Question

The domain of the function $$\displaystyle \mathrm{f}(\mathrm{x})=\frac{\sin^{-1}(\mathrm{x}-3)}{\sqrt{9-\mathrm{x}^{2}}}$$ is
A
$$[2, 3]$$
B
$$[2, 3)$$
C
$$[1, 2]$$
D
$$[1, 2)$$

Answer

**step1** Understanding the function and its components

The given function is $$f(x) = \frac{\sin^{-1}(x-3)}{\sqrt{9-x^2}}$$.
To find the domain of this function, we need to consider the restrictions imposed by each part of the expression. A function like this is defined only when all its individual parts are defined and when the denominator is not zero.
We have two main parts:
1. The numerator: $$\sin^{-1}(x-3)$$
2. The denominator: $$\sqrt{9-x^2}$$

**step2** Determining the domain restriction from the inverse sine function

The inverse sine function, usually written as $$\sin^{-1}(u)$$ or arcsin($$u$$), is defined only when its input, $$u$$, is between -1 and 1, inclusive.
In our numerator, the input to the inverse sine function is $$(x-3)$$.
So, we must have:
$$-1 \le x-3 \le 1$$
To find the possible values for $$x$$, we add 3 to all parts of this inequality:
$$-1 + 3 \le x-3+3 \le 1+3$$
$$2 \le x \le 4$$
This means that, for the numerator to be defined, $$x$$ must be a number from 2 up to and including 4.

**step3** Determining the domain restriction from the square root function

The square root function, usually written as $$\sqrt{v}$$, is defined only when its input, $$v$$, is non-negative (greater than or equal to 0).
In our denominator, the input to the square root function is $$(9-x^2)$$.
So, we must have:
$$9-x^2 \ge 0$$
To find the possible values for $$x$$, we can rearrange this inequality by adding $$x^2$$ to both sides:
$$9 \ge x^2$$
This means that $$x^2$$ must be less than or equal to 9. The numbers whose square is less than or equal to 9 are those between -3 and 3, inclusive.
So, $$-3 \le x \le 3$$
This means that, for the square root in the denominator to be defined, $$x$$ must be a number from -3 up to and including 3.

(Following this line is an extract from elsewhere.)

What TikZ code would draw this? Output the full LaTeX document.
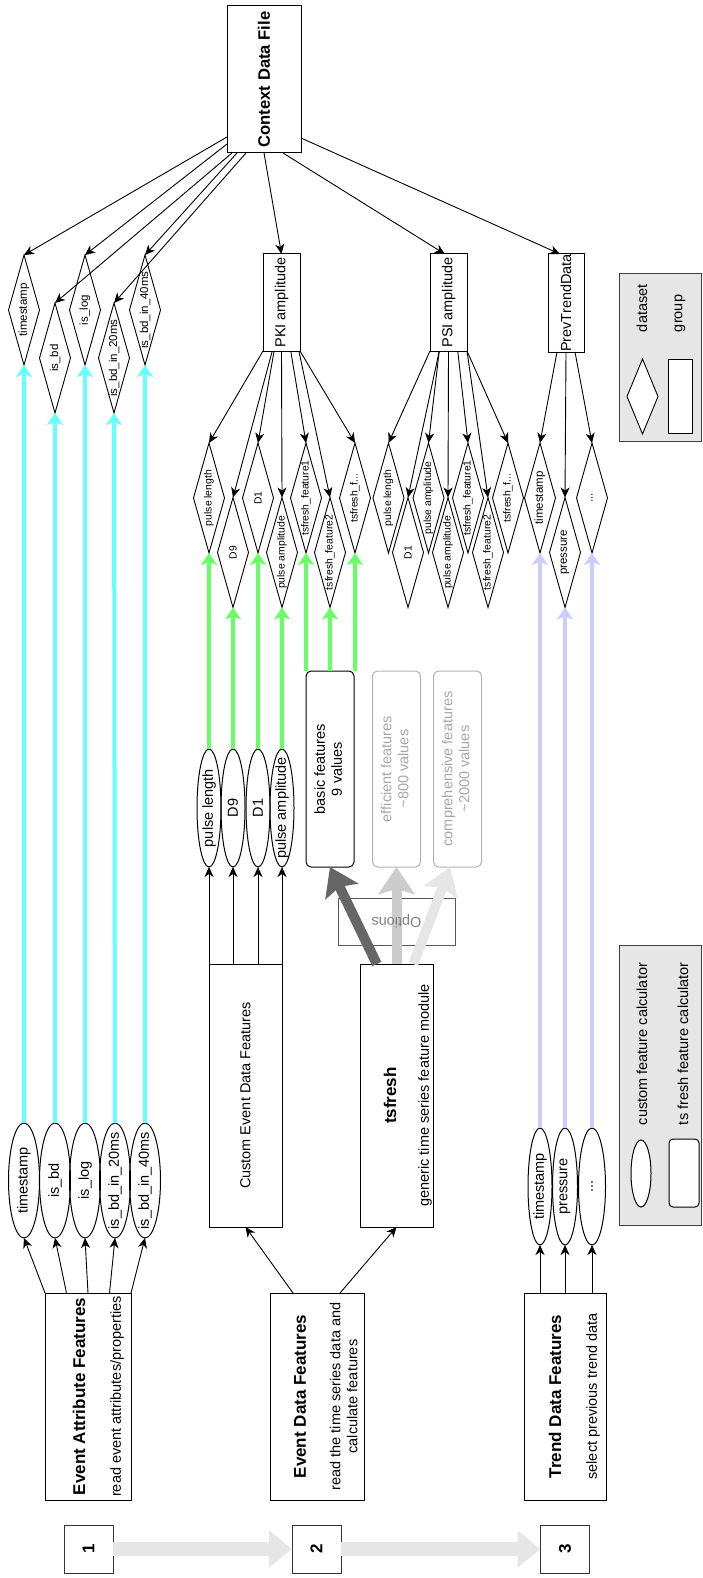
\documentclass[tikz,border=0pt]{standalone}
\usepackage{fontspec}
\setmainfont{Liberation Sans}
\usetikzlibrary{arrows.meta,calc,shapes.geometric}

\definecolor{cyanarrow}{HTML}{66FFFF}
\definecolor{greenarrow}{HTML}{66FF66}
\definecolor{lavarrow}{HTML}{CCCCFF}
\definecolor{optdark}{HTML}{666666}
\definecolor{optlight}{HTML}{CCCCCC}
\definecolor{optpale}{HTML}{E6E6E6}
\definecolor{legendfill}{HTML}{E6E6E6}
\definecolor{stepgray}{HTML}{E6E6E6}
\definecolor{mutedtext}{HTML}{A6A6A6}
\definecolor{mutedline}{HTML}{B3B3B3}
\definecolor{optiontext}{HTML}{808080}

\newcommand{\uptext}[1]{\rotatebox{90}{#1}}
\newcommand{\fsmall}{\fontsize{10.4}{12.5}\selectfont}
\newcommand{\fmid}{\fontsize{11.5}{13.8}\selectfont}
\newcommand{\fnorm}{\fontsize{14.5}{17}\selectfont}
\newcommand{\fttl}{\fontsize{17}{20}\selectfont\bfseries}
\newcommand{\fcdf}{\fontsize{16.6}{20}\selectfont\bfseries}

\begin{document}
\begin{tikzpicture}[x=1pt, y=-1pt,
  every node/.style={inner sep=0pt, outer sep=0pt},
  grp/.style={draw, line width=1pt, rectangle, font=\fnorm},
  pdia/.style={diamond, draw, line width=0.9pt, minimum width=31pt, minimum height=110pt,
    label={[font=\fsmall]center:\uptext{#1}}},
  adia/.style={diamond, draw, line width=0.9pt, minimum width=31pt, minimum height=110pt,
    label={[font=\fmid]center:\uptext{#1}}},
  ell/.style={ellipse, draw, line width=1pt, label={[font=\fnorm]center:\uptext{#1}}},
  optbox/.style={draw, rounded corners=5pt, line width=1pt, minimum width=48pt, minimum height=196pt, font=\fnorm},
  arr/.style={draw, line width=0.9pt, -{Stealth[length=10pt,width=9pt,inset=3pt]}},
  fatarr/.style={line width=4pt, -{Stealth[length=12pt,width=16pt,inset=3pt]}},
  optarr/.style={line width=10pt, -{Stealth[length=27pt,width=36pt,inset=5pt]}},
  steparr/.style={draw=stepgray, line width=14pt, -{Triangle[length=23pt,width=36pt]}},
  legendbox/.style={draw=black!75, fill=legendfill, line width=1pt}
]
\useasboundingbox (0,0) rectangle (702,1578);

% ---------- context data file and its groups ----------
\node[grp, minimum width=74pt, minimum height=147pt, font=\fcdf] (cdf) at (264,79.5) {\uptext{Context Data File}};
\node[grp, minimum width=37pt, minimum height=97pt] (pki) at (281.5,302.5) {\uptext{PKI amplitude}};
\node[grp, minimum width=37pt, minimum height=97pt] (psi) at (448.5,302.5) {\uptext{PSI amplitude}};
\node[grp, minimum width=36pt, minimum height=98pt] (ptd) at (566,303) {\uptext{PrevTrendData}};

% ---------- event attribute datasets ----------
\node[adia=timestamp] (dts) at (24,310) {};
\node[adia=is\_bd] (dbd) at (55,358) {};
\node[adia=is\_log] (dlog) at (85,310) {};
\node[adia=is\_bd\_in\_20ms] (d20) at (114,358) {};
\node[adia=is\_bd\_in\_40ms] (d40) at (145,310) {};

% ---------- PKI datasets ----------
\node[pdia=pulse length] (ppl) at (209,498) {};
\node[pdia=D9] (pd9) at (233,552.5) {};
\node[pdia=D1] (pd1) at (258,498) {};
\node[pdia=pulse amplitude] (ppa) at (282,552.5) {};
\node[pdia=tsfresh\_feature1] (pf1) at (306,498) {};
\node[pdia=tsfresh\_feature2] (pf2) at (330,552.5) {};
\node[pdia=tsfresh\_f...] (pfx) at (355,498) {};

% ---------- PSI datasets ----------
\node[pdia=pulse length] (spl) at (388.5,498) {};
\node[pdia=D1] (sd1) at (408,552.5) {};
\node[pdia=pulse amplitude] (spa) at (428.5,498) {};
\node[pdia=pulse amplitude] (spb) at (448,552.5) {};
\node[pdia=tsfresh\_feature1] (sf1) at (468,498) {};
\node[pdia=tsfresh\_feature2] (sf2) at (488,552.5) {};
\node[pdia=tsfresh\_f...] (sfx) at (508,498) {};

% ---------- trend datasets ----------
\node[adia=timestamp] (tts) at (540,498) {};
\node[adia=pressure] (tpr) at (565,552.5) {};
\node[adia=...] (tdd) at (592,498) {};

% ---------- connectors from the context file ----------
\draw[arr] ($(cdf.south west)+(0,-16)$) -- (dts.north);
\draw[arr] ($(cdf.south west)+(0,-9)$) -- (dlog.north);
\draw[arr] ($(cdf.south west)+(5,0)$) -- (dbd.north);
\draw[arr] ($(cdf.south west)+(10,0)$) -- (d40.north);
\draw[arr] ($(cdf.south west)+(19,0)$) -- (d20.north);
\draw[arr] (cdf.south) -- (pki.north);
\draw[arr] ($(cdf.south west)+(56,0)$) -- ($(psi.north west)!0.4!(psi.north east)$);
\draw[arr] ($(cdf.south east)+(0,-15)$) -- ($(ptd.north west)!0.33!(ptd.north east)$);

\foreach \t/\f in {ppl/0, pd9/0.25, pd1/0.3, ppa/0.5, pf1/0.75, pf2/0.97, pfx/1}
  \draw[arr] ($(pki.south west)!\f!(pki.south east)$) -- (\t.north);
\foreach \t/\f in {spl/0, sd1/0.25, spa/0.25, spb/0.5, sf1/0.75, sf2/1, sfx/1}
  \draw[arr] ($(psi.south west)!\f!(psi.south east)$) -- (\t.north);
\foreach \t/\f in {tts/0.25, tpr/0.5, tdd/0.75}
  \draw[arr] ($(ptd.south west)!\f!(ptd.south east)$) -- (\t.north);

% ---------- step 1: event attribute features ----------
\node[ell=timestamp, minimum width=31pt, minimum height=115pt] (ets) at (24,1180.5) {};
\node[ell=is\_bd, minimum width=31pt, minimum height=115pt] (ebd) at (55,1180.5) {};
\node[ell=is\_log, minimum width=31pt, minimum height=115pt] (elog) at (85,1180.5) {};
\node[ell=is\_bd\_in\_20ms, minimum width=31pt, minimum height=115pt] (e20) at (115,1180.5) {};
\node[ell=is\_bd\_in\_40ms, minimum width=31pt, minimum height=115pt] (e40) at (145,1180.5) {};

\node[grp, minimum width=86pt, minimum height=207pt] (eaf) at (88,1396.5) {};
\node[font=\fttl] (eaft) at (79,1396.5) {\uptext{Event Attribute Features}};
\node[font=\fnorm] (eafs) at (117,1396.5) {\uptext{read event attributes/properties}};

\foreach \e/\f in {ets/0, ebd/0.25, elog/0.5, e20/0.75, e40/1}
  \draw[arr] ($(eaf.north west)!\f!(eaf.north east)$) -- (\e.south);
\foreach \e/\d in {ets/dts, ebd/dbd, elog/dlog, e20/d20, e40/d40}
  \draw[fatarr, cyanarrow] (\e.north) -- (\d.south);

% ---------- step 2: event data features ----------
\node[ell=pulse length, minimum width=24pt, minimum height=118pt] (cpl) at (209,808) {};
\node[ell=D9, minimum width=24pt, minimum height=118pt] (cd9) at (233,808) {};
\node[ell=D1, minimum width=24pt, minimum height=118pt] (cd1) at (258,808) {};
\node[ell=pulse amplitude, minimum width=24pt, minimum height=118pt] (cpa) at (282,808) {};

\node[optbox] (basic) at (330,769) {\uptext{\begin{tabular}{@{}c@{}}basic features\\9 values\end{tabular}}};
\node[optbox, draw=mutedline, text=mutedtext] (eff) at (396.5,769) {\uptext{\begin{tabular}{@{}c@{}}efficient features\\\textasciitilde800 values\end{tabular}}};
\node[optbox, draw=mutedline, text=mutedtext] (comp) at (457.5,769) {\uptext{\begin{tabular}{@{}c@{}}comprehensive features\\\textasciitilde2000 values\end{tabular}}};

\node[grp, minimum width=73pt, minimum height=263pt] (cust) at (245.5,1095.5) {\uptext{Custom Event Data Features}};
\node[grp, minimum width=73pt, minimum height=263pt] (tsf) at (396.5,1095.5) {};
\node[font=\fttl] (tsft) at (390,1095.5) {\uptext{tsfresh}};
\node[font=\fnorm] (tsfs) at (425,1095.5) {\uptext{generic time series feature module}};

\node[grp, minimum width=94pt, minimum height=207pt] (edf) at (317,1396.5) {};
\node[font=\fttl] (edft) at (300,1396.5) {\uptext{Event Data Features}};
\node[font=\fnorm] (edfs) at (345.5,1396.5) {\uptext{\begin{tabular}{@{}c@{}}read the time series data and\\calculate features\end{tabular}}};

\draw[arr] ($(edf.north west)!0.245!(edf.north east)$) -- (cust.south);
\draw[arr] ($(edf.north west)!0.745!(edf.north east)$) -- (tsf.south);
\foreach \e in {cpl, cd9, cd1, cpa}
  \draw[arr] (\e.south |- cust.north) -- (\e.south);
\foreach \e/\d in {cpl/ppl, cd9/pd9, cd1/pd1, cpa/ppa}
  \draw[fatarr, greenarrow] (\e.north) -- (\d.south);
\foreach \d in {pf1, pf2, pfx}
  \draw[fatarr, greenarrow] (\d.south |- basic.north) -- (\d.south);

% tsfresh options
\node[draw=black!65, line width=1pt, minimum width=117pt, minimum height=47pt] (opt) at (396.5,921.5) {};
\draw[optarr, optdark] ($(tsf.north west)!0.23!(tsf.north east)$) -- (basic.south);
\draw[optarr, optlight] (tsf.north) -- (eff.south);
\draw[optarr, optpale] ($(tsf.north west)!0.73!(tsf.north east)$) -- ($(comp.south west)!0.35!(comp.south east)$);
\node[font=\fnorm, text=optiontext, rotate=180] (optt) at (opt.center) {Options};

% ---------- step 3: trend data features ----------
\node[ell=timestamp, minimum width=24pt, minimum height=117pt] (tte) at (540,1186.5) {};
\node[ell=pressure, minimum width=25pt, minimum height=117pt] (tpe) at (565,1186.5) {};
\node[ell=..., minimum width=27pt, minimum height=117pt] (tde) at (592,1186.5) {};

\node[grp, minimum width=82pt, minimum height=207pt] (trend) at (565,1396.5) {};
\node[font=\fttl] (trendt) at (555,1396.5) {\uptext{Trend Data Features}};
\node[font=\fnorm] (trends) at (593,1396.5) {\uptext{select previous trend data}};

\foreach \e in {tte, tpe, tde}
  \draw[arr] (\e.south |- trend.north) -- (\e.south);
\foreach \e/\d in {tte/tts, tpe/tpr, tde/tdd}
  \draw[fatarr, lavarrow] (\e.north) -- (\d.south);

% ---------- legends ----------
\node[legendbox, minimum width=82pt, minimum height=167pt] (leg1) at (660,357.5) {};
\node[diamond, draw, fill=white, line width=0.9pt, minimum width=31pt, minimum height=75pt] (legd) at (642.5,396.5) {};
\node[draw, fill=white, line width=1pt, minimum width=24pt, minimum height=74pt] (legg) at (680,396) {};
\node[font=\fnorm, anchor=south] (legdt) at (642,332) {\uptext{dataset}};
\node[font=\fnorm, anchor=south] (leggt) at (680,332) {\uptext{group}};

\node[legendbox, minimum width=82pt, minimum height=280pt] (leg2) at (660,1085) {};
\node[ellipse, draw, fill=white, line width=1pt, minimum width=20pt, minimum height=67pt] (lege) at (641,1173.5) {};
\node[draw, rounded corners=4pt, fill=white, line width=1pt, minimum width=30pt, minimum height=68pt] (legr) at (684,1173) {};
\node[font=\fnorm, anchor=south] (leget) at (642,1125) {\uptext{custom feature calculator}};
\node[font=\fnorm, anchor=south] (legrt) at (683,1125) {\uptext{ts fresh feature calculator}};

% ---------- processing steps ----------
\node[grp, draw=black!80, minimum width=49pt, minimum height=48pt, font=\fttl] (s1) at (88.5,1549) {\uptext{1}};
\node[grp, draw=black!80, minimum width=49pt, minimum height=48pt, font=\fttl] (s2) at (316.5,1549) {\uptext{2}};
\node[grp, draw=black!80, minimum width=49pt, minimum height=48pt, font=\fttl] (s3) at (565,1549) {\uptext{3}};
\draw[steparr] (s1) -- (s2);
\draw[steparr] (s2) -- (s3);
\end{tikzpicture}
\end{document}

**step4** Determining the restriction from the denominator not being zero

For any fraction, the denominator cannot be equal to zero. If the denominator is zero, the fraction is undefined.
Our denominator is $$\sqrt{9-x^2}$$.
So, we must ensure that:
$$\sqrt{9-x^2} \ne 0$$
This implies that the expression inside the square root must not be zero:
$$9-x^2 \ne 0$$
This means $$x^2 \ne 9$$.
Therefore, $$x$$ cannot be 3 and $$x$$ cannot be -3. So, $$x \ne 3$$ and $$x \ne -3$$.

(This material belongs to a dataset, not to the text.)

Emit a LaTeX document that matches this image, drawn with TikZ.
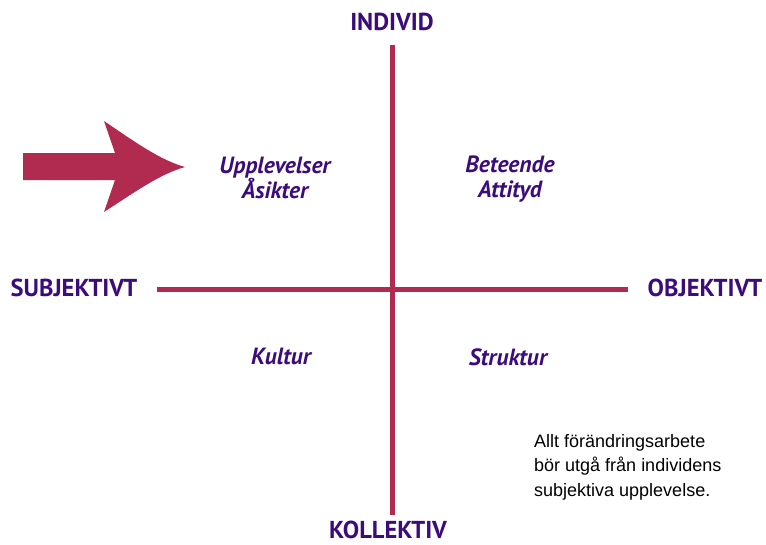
\documentclass[tikz,border=0pt]{standalone}
\usepackage{fontspec}
\setmainfont{Liberation Sans}
\newfontfamily\labfont{PT Sans}
\definecolor{axiscol}{HTML}{B12A50}
\definecolor{txtcol}{HTML}{3C0C7A}
\begin{document}
\begin{tikzpicture}[x=1pt,y=-1pt,
  axislabel/.style={text=txtcol,font=\labfont\bfseries\fontsize{24.5}{26}\selectfont,inner sep=0pt},
  quadlabel/.style={text=txtcol,font=\labfont\bfseries\itshape\fontsize{23.5}{25}\selectfont,align=center,inner sep=0pt},
  axisline/.style={draw=axiscol,line width=5pt}]
\useasboundingbox (0,0) rectangle (766,544);
\node[axislabel] (top) at (392,22) {INDIVID};
\node[axislabel] (bot) at (388,530) {KOLLEKTIV};
\node[axislabel] (left) at (74,288) {SUBJEKTIVT};
\node[axislabel] (right) at (705,288) {OBJEKTIVT};
\coordinate (vt) at (392,45);
\coordinate (vb) at (392,515);
\coordinate (hl) at (157,289);
\coordinate (hr) at (628,289);
\draw[axisline] (vt) -- (vb);
\draw[axisline] (hl) -- (hr);
\node[quadlabel] (q1) at (275,178) {Upplevelser\\Åsikter};
\node[quadlabel] (q2) at (510,179) {Beteende\\Attityd};
\node[quadlabel] (q3) at (281,356) {Kultur};
\node[quadlabel] (q4) at (508,357) {Struktur};
\node[anchor=north west,align=left,inner sep=0pt,font=\fontsize{18}{24.5}\selectfont] (note) at (534,434)
  {Allt förändringsarbete\\bör utgå från individens\\subjektiva upplevelse.};
\fill[axiscol] (23,153) -- (115,153) -- (104,121)
  .. controls (135,142) and (160,160) .. (185,167)
  .. controls (160,174) and (135,192) .. (104,212)
  -- (115,180) -- (23,180) -- cycle;
\end{tikzpicture}
\end{document}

**step5** Combining all restrictions to find the common domain

We need to find the values of $$x$$ that satisfy all the conditions we found:
1. From the numerator: $$2 \le x \le 4$$
2. From the square root in the denominator: $$-3 \le x \le 3$$
3. From the denominator not being zero: $$x \ne 3$$ and $$x \ne -3$$
First, let's find the numbers that satisfy both condition 1 and condition 2.
Condition 1 means $$x$$ is in the interval $$[2, 4]$$.
Condition 2 means $$x$$ is in the interval $$[-3, 3]$$.
The numbers that are common to both intervals are those that are greater than or equal to 2 AND less than or equal to 3.
So, the intersection of these two conditions is $$2 \le x \le 3$$.
Now, we apply condition 3 to this combined range of $$2 \le x \le 3$$.
Condition 3 states that $$x \ne 3$$ and $$x \ne -3$$.
Within our range of $$2 \le x \le 3$$, we need to exclude the value 3. The value -3 is already outside this range, so it doesn't affect it further.
When we exclude 3 from the interval $$[2, 3]$$ (which includes 3), the interval becomes $$[2, 3)$$ (which includes 2 but does not include 3).
Therefore, the domain of the function is $$[2, 3)$$.